## [AIM OF THE TASK]
Pull out every line below that contains the word "document".

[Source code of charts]
START
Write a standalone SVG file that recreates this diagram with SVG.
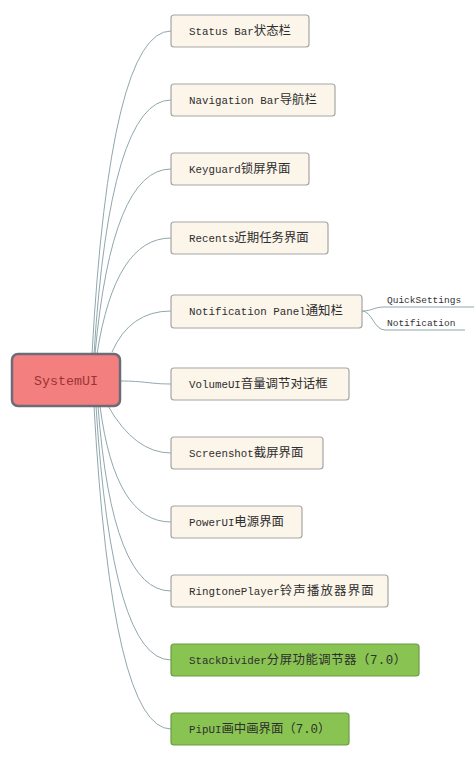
<svg xmlns="http://www.w3.org/2000/svg" width="474" height="759" viewBox="0 0 474 759">
<style>
.bg{fill:#ffffff}
.node rect{fill:#fcf5ea;stroke:#a6a6a6;stroke-width:1.2}
.green rect{fill:#89c452;stroke:#6c9c44;stroke-width:1.2}
.node text,.green text{font-family:"Liberation Mono","Noto Sans CJK SC",monospace;font-size:10.8px;fill:#2e2e2e}
.c{font-size:12.4px}
.root rect{fill:#f47f7f;stroke:#6c6c78;stroke-width:2.5}
.root text{font-family:"Liberation Mono",monospace;font-size:13.3px;fill:#9a3434;text-anchor:middle}
.sub{font-family:"Liberation Mono",monospace;font-size:9.5px;fill:#333333}
#connectors path{fill:none;stroke:#8fa8ad;stroke-width:1}
</style>
<rect class="bg" x="0" y="0" width="474" height="759"/>
<g id="connectors">
<path d="M92 354 Q110 31 171 31"/>
<path d="M94 354 Q110 100 171 100"/>
<path d="M95 354 Q112 169 171 169"/>
<path d="M97 354 Q115 238 171 238"/>
<path d="M112 352 Q130 311 171 311"/>
<path d="M120 381 C145 381 150 384 171 384"/>
<path d="M108 406 Q135 453 171 453"/>
<path d="M100 406 Q115 522 171 522"/>
<path d="M98 406 Q112 591 171 591"/>
<path d="M96 406 Q112 660 171 660"/>
<path d="M94 406 Q112 729 171 729"/>
<path d="M362 311 C372 311 374 307 384 307 L474 307"/>
<path d="M362 311 C372 311 374 330 385 330 L465 330"/>
</g>
<g id="root" class="root"><rect x="12" y="354" width="108" height="52" rx="6"/><text x="66" y="385">SystemUI</text></g>
<g id="statusbar" class="node"><rect x="171" y="15" width="138" height="32" rx="3"/><text x="189" y="35">Status Bar<tspan class="c">状态栏</tspan></text></g>
<g id="navbar" class="node"><rect x="171" y="84" width="164" height="32" rx="3"/><text x="189" y="104">Navigation Bar<tspan class="c">导航栏</tspan></text></g>
<g id="keyguard" class="node"><rect x="171" y="153" width="138" height="32" rx="3"/><text x="189" y="173">Keyguard<tspan class="c">锁屏界面</tspan></text></g>
<g id="recents" class="node"><rect x="171" y="222" width="157" height="32" rx="3"/><text x="189" y="242">Recents<tspan class="c">近期任务界面</tspan></text></g>
<g id="notifpanel" class="node"><rect x="171" y="295" width="191" height="33" rx="3"/><text x="189" y="315">Notification Panel<tspan class="c">通知栏</tspan></text></g>
<g id="quicksettings"><text class="sub" x="387" y="303">QuickSettings</text></g>
<g id="notification"><text class="sub" x="387" y="326">Notification</text></g>
<g id="volumeui" class="node"><rect x="171" y="368" width="178" height="32" rx="3"/><text x="189" y="388">VolumeUI<tspan class="c">音量调节对话框</tspan></text></g>
<g id="screenshot" class="node"><rect x="171" y="437" width="152" height="32" rx="3"/><text x="189" y="457">Screenshot<tspan class="c">截屏界面</tspan></text></g>
<g id="powerui" class="node"><rect x="171" y="506" width="131" height="32" rx="3"/><text x="189" y="526">PowerUI<tspan class="c">电源界面</tspan></text></g>
<g id="ringtone" class="node"><rect x="171" y="575" width="217" height="32" rx="3"/><text x="189" y="595">RingtonePlayer<tspan class="c" letter-spacing="1.2">铃声播放器界面</tspan></text></g>
<g id="stackdivider" class="green"><rect x="171" y="644" width="248" height="32" rx="3"/><text x="189" y="664">StackDivider<tspan class="c" letter-spacing="0.5">分屏功能调节器（7.0）</tspan></text></g>
<g id="pipui" class="green"><rect x="171" y="713" width="178" height="32" rx="3"/><text x="189" y="733">PipUI<tspan class="c">画中画界面（7.0）</tspan></text></g>
</svg>
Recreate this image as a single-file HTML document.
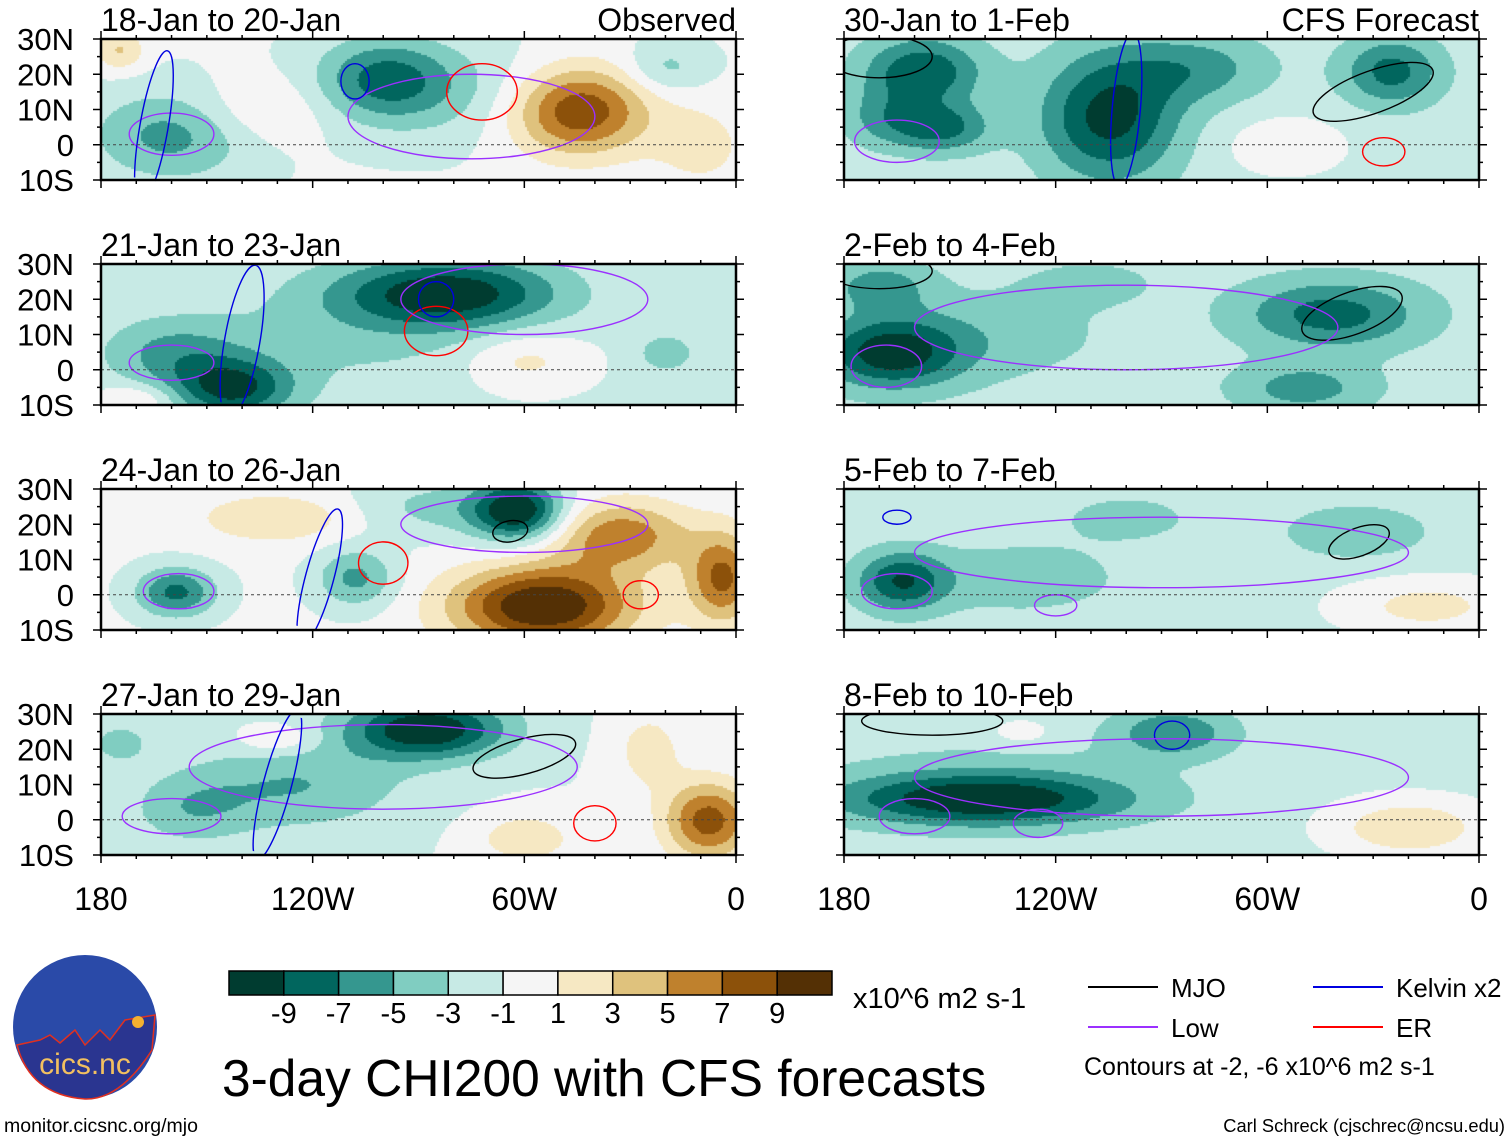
<!DOCTYPE html>
<html><head><meta charset="utf-8"><style>
body{margin:0;background:#fff;}
#wrap{position:relative;width:1510px;height:1142px;overflow:hidden;font-family:"Liberation Sans",sans-serif;}
canvas{position:absolute;}
svg{position:absolute;left:0;top:0;}
</style></head><body>
<div id="wrap">
<svg id="s" width="1510" height="1142"></svg>
</div>
<script>
const levelColors=["#003c30","#01665e","#35978f","#80cdc1","#c7eae5","#f5f5f5","#f6e8c3","#dfc27d","#bf812d","#8c510a","#543005"];
const colorbarLabels=["-9","-7","-5","-3","-1","1","3","5","7","9"];
const latTicks=[30,20,10,0,-10];
const latLabels=["30N","20N","10N","0","10S"];
const lonTicks=[-180,-120,-60,0];
const lonLabels=["180","120W","60W","0"];
const panelTitles=["18-Jan to 20-Jan","21-Jan to 23-Jan","24-Jan to 26-Jan","27-Jan to 29-Jan","30-Jan to 1-Feb","2-Feb to 4-Feb","5-Feb to 7-Feb","8-Feb to 10-Feb"];
const panelBase=[-0.8,-1.3,-0.6,-1.0,-1.8,-2.0,-1.8,-1.8];
// blobs: [lon, lat, amplitude, lonRadius, latRadius]
const blobs0=[[-45,10,10,14,9],[-100,19,-6,13,8],[-160,3,-5,16,9],[-175,27,4,5,4],[-135,10,2.5,14,7],[-80,15,-2.5,25,10],[-10,0,2.5,10,9],[-20,22,-3,8,5]];
const blobs1=[[-82,22,-9,22,7],[-143,-5,-8,12,6],[-60,3,3,12,6],[-160,5,-4,14,7],[-110,10,-2,30,12],[-20,5,-3,6,4],[-170,-8,3,8,3]];
const blobs2=[[-62,24,-10,9,6],[-55,-3,12,18,8],[-33,17,7,14,7],[-130,22,3.5,16,5],[-159,1,-7,8,5],[-108,5,-5,8,6],[-4,5,8,7,9],[-85,25,-3,18,6]];
const blobs3=[[-88,26,-10,16,6],[-125,10,-4,22,9],[-8,0,9,9,8],[-60,-5,3.5,10,5],[-130,23,3,8,3],[-155,3,-3,12,7],[-25,20,3,7,8],[-175,22,-3,6,4]];
const blobs4=[[-105,8,-8,14,13],[-158,21,-7,12,7],[-25,21,-6,10,7],[-153,5,-6,10,5],[-55,0,2.5,12,6],[-80,22,-4,15,7],[-170,8,-3,8,6]];
const blobs5=[[-167,5,-8,14,7],[-42,16,-6,18,7],[-50,-5,-4,14,5],[-140,10,-2,24,9],[-170,24,-4,10,5],[-110,25,-1.5,15,5]];
const blobs6=[[-164,4,-7,9,6],[-130,5,-2.5,20,7],[-15,-3,3.5,18,6],[-35,18,-2.5,16,6],[-100,22,-2,14,5]];
const blobs7=[[-141,6,-8,28,5],[-20,-2,4.5,16,6],[-87,25,-5,12,5],[-140,10,-2,34,9],[-130,25,2,7,3]];
const panelBlobs=[blobs0,blobs1,blobs2,blobs3,blobs4,blobs5,blobs6,blobs7];
// contours: [type, lon, lat, lonRadius, latRadius, rotationDeg]
const contours=[
 [["low",-160,3,12,6,0],["low",-75,8,35,12,0],["er",-72,15,10,8,0],["kelvin",-108,18,4,5,0],["kelvin",-165,5,4,22,10]],
 [["low",-160,2,12,5,0],["er",-85,11,9,7,0],["kelvin",-85,20,5,5,0],["low",-60,20,35,10,0],["kelvin",-140,8,5,22,10]],
 [["low",-158,1,10,5,0],["er",-100,9,7,6,0],["er",-27,0,5,4,0],["mjo",-64,18,5,3,-10],["low",-60,20,35,8,0],["kelvin",-118,5,4,20,15]],
 [["low",-160,1,14,5,0],["mjo",-60,18,15,5,-15],["er",-40,-1,6,5,0],["low",-100,15,55,12,0],["kelvin",-130,10,4,22,15]],
 [["low",-165,1,12,6,0],["mjo",-30,15,18,6,-20],["er",-27,-2,6,4,0],["mjo",-170,25,15,6,0],["kelvin",-100,10,4,22,5]],
 [["low",-168,1,10,6,0],["mjo",-36,16,15,6,-20],["low",-100,12,60,12,0],["mjo",-170,28,15,5,0]],
 [["low",-165,1,10,5,0],["mjo",-34,15,9,4,-20],["low",-120,-3,6,3,0],["low",-90,12,70,10,0],["kelvin",-165,22,4,2,0]],
 [["low",-160,1,10,5,0],["low",-125,-1,7,4,0],["kelvin",-87,24,5,4,0],["mjo",-155,28,20,4,0],["low",-90,12,70,11,0]]
];
const contourColors={mjo:"#000",low:"#9b30ff",kelvin:"#0000e0",er:"#f00"};

const NS="http://www.w3.org/2000/svg";
const svg=document.getElementById('s');
function mk(tag,attrs,parent,text){const e=document.createElementNS(NS,tag);for(const k in attrs)e.setAttribute(k,attrs[k]);if(text!==undefined)e.textContent=text;(parent||svg).appendChild(e);return e;}
const PW=635,PH=141;
const origins=[[101,39],[101,264],[101,489],[101,714],[844,39],[844,264],[844,489],[844,714]];
function fieldAt(p,lon,lat){let v=panelBase[p];for(const b of panelBlobs[p]){const dx=(lon-b[0])/b[3],dy=(lat-b[1])/b[4];v+=b[2]*Math.exp(-(dx*dx+dy*dy)/2);}return v;}
function levelIndex(v){return Math.max(0,Math.min(10,Math.floor((v+11)/2)));}
const wrap=document.getElementById('wrap');
origins.forEach((o,p)=>{
  const x0=o[0],y0=o[1];
  const xs=lon=>x0+(lon+180)/180*PW, ys=lat=>y0+(30-lat)/40*PH;
  const c=document.createElement('canvas');c.width=PW;c.height=PH;c.style.left=x0+'px';c.style.top=y0+'px';
  
  
  wrap.insertBefore(c,svg);
  const ctx=c.getContext('2d');const st=2;
  for(let px=0;px<PW;px+=st)for(let py=0;py<PH;py+=st){
    const lon=-180+px/PW*180,lat=30-py/PH*40;
    ctx.fillStyle=levelColors[levelIndex(fieldAt(p,lon,lat))];ctx.fillRect(px,py,st,st);
  }
  const g=mk('g',{});
  const cp=mk('clipPath',{id:'clip'+p},g);mk('rect',{x:x0,y:y0,width:PW,height:PH},cp);
  contours[p].forEach(ct=>{
    const cx=xs(ct[1]),cy=ys(ct[2]),rx=ct[3]/180*PW,ry=ct[4]/40*PH;
    mk('ellipse',{cx,cy,rx,ry,transform:`rotate(${ct[5]} ${cx} ${cy})`,fill:'none',stroke:contourColors[ct[0]],'stroke-width':1.4,'clip-path':'url(#clip'+p+')',},g);
  });
  mk('line',{x1:x0,x2:x0+PW,y1:ys(0),y2:ys(0),stroke:'#444','stroke-dasharray':'3,3','stroke-width':1,},g);
  mk('rect',{x:x0,y:y0,width:PW,height:PH,fill:'none',stroke:'#000','stroke-width':2.5,},g);
  for(let lon=-180;lon<=0;lon+=10){const x=xs(lon),l=lon%60==0?8:4;
    mk('line',{x1:x,x2:x,y1:y0,y2:y0-l,stroke:'#000','stroke-width':1.5},g);mk('line',{x1:x,x2:x,y1:y0+PH,y2:y0+PH+l,stroke:'#000','stroke-width':1.5},g);}
  for(let lat=-10;lat<=30;lat+=5){const y=ys(lat),l=lat%10==0?8:4;
    mk('line',{x1:x0,x2:x0-l,y1:y,y2:y,stroke:'#000','stroke-width':1.5},g);mk('line',{x1:x0+PW,x2:x0+PW+l,y1:y,y2:y,stroke:'#000','stroke-width':1.5},g);}
  mk('text',{x:x0,y:y0-8,'font-size':32,},g,panelTitles[p]);
  if(p==0)mk('text',{x:x0+PW,y:y0-8,'font-size':32,'text-anchor':'end',},g,'Observed');
  if(p==4)mk('text',{x:x0+PW,y:y0-8,'font-size':32,'text-anchor':'end',},g,'CFS Forecast');
  if(p<4)latTicks.forEach((lat,i)=>mk('text',{x:74,y:ys(lat)+11,'font-size':31,'text-anchor':'end',},g,latLabels[i]));
  if(p==3||p==7)lonTicks.forEach((lon,i)=>mk('text',{x:xs(lon),y:910,'font-size':32,'text-anchor':'middle',},g,lonLabels[i]));
});
const cb=mk('g',{});
const cbx=229,cbw=603/11;
levelColors.forEach((c,i)=>mk('rect',{x:cbx+i*cbw,y:971,width:cbw,height:24,fill:c,stroke:'#000','stroke-width':1.5},cb));
colorbarLabels.forEach((t,i)=>mk('text',{x:cbx+(i+1)*cbw,y:1023,'font-size':29,'text-anchor':'middle'},cb,t));
mk('text',{x:853,y:1008,'font-size':29,},null,'x10^6 m2 s-1');
mk('text',{x:222,y:1096,'font-size':51.5,},null,'3-day CHI200 with CFS forecasts');
const lg=mk('g',{});
[["mjo","MJO",1088,987],["low","Low",1088,1027],["kelvin","Kelvin x2",1313,987],["er","ER",1313,1027]].forEach(e=>{
  mk('line',{x1:e[2],x2:e[2]+70,y1:e[3],y2:e[3],stroke:contourColors[e[0]],'stroke-width':2},lg);
  mk('text',{x:e[2]+83,y:e[3]+10,'font-size':26},lg,e[1]);
});
mk('text',{x:1084,y:1075,'font-size':25,},null,'Contours at -2, -6 x10^6 m2 s-1');
mk('text',{x:4,y:1132,'font-size':19.5,},null,'monitor.cicsnc.org/mjo');
mk('text',{x:1505,y:1132,'font-size':18.3,'text-anchor':'end',},null,'Carl Schreck (cjschrec@ncsu.edu)');
const lgo=mk('g',{});
mk('circle',{cx:85,cy:1027,r:72,fill:'#2a4aa8'},lgo);
mk('path',{d:'M17,1045 L40,1040 L50,1035 L60,1043 L75,1030 L85,1045 L100,1030 L110,1040 L125,1020 L155,1015 L152,1050 Q120,1100 85,1099 Q30,1095 17,1045 Z',fill:'#2a3590',stroke:'#e03020','stroke-width':1.5},lgo);
mk('circle',{cx:138,cy:1022,r:6,fill:'#f4b030'},lgo);
mk('text',{x:85,y:1074,'font-size':30,'text-anchor':'middle',fill:'#f2c060'},lgo,'cics.nc');
</script>
</body></html>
END
## [CORRECT RESPONSE]
Recreate this image as a single-file HTML document.
const svg=document.getElementById('s');
function mk(tag,attrs,parent,text){const e=document.createElementNS(NS,tag);for(const k in attrs)e.setAttribute(k,attrs[k]);if(text!==undefined)e.textContent=text;(parent||svg).appendChild(e);return e;}
const wrap=document.getElementById('wrap');
  const c=document.createElement('canvas');c.width=PW;c.height=PH;c.style.left=x0+'px';c.style.top=y0+'px';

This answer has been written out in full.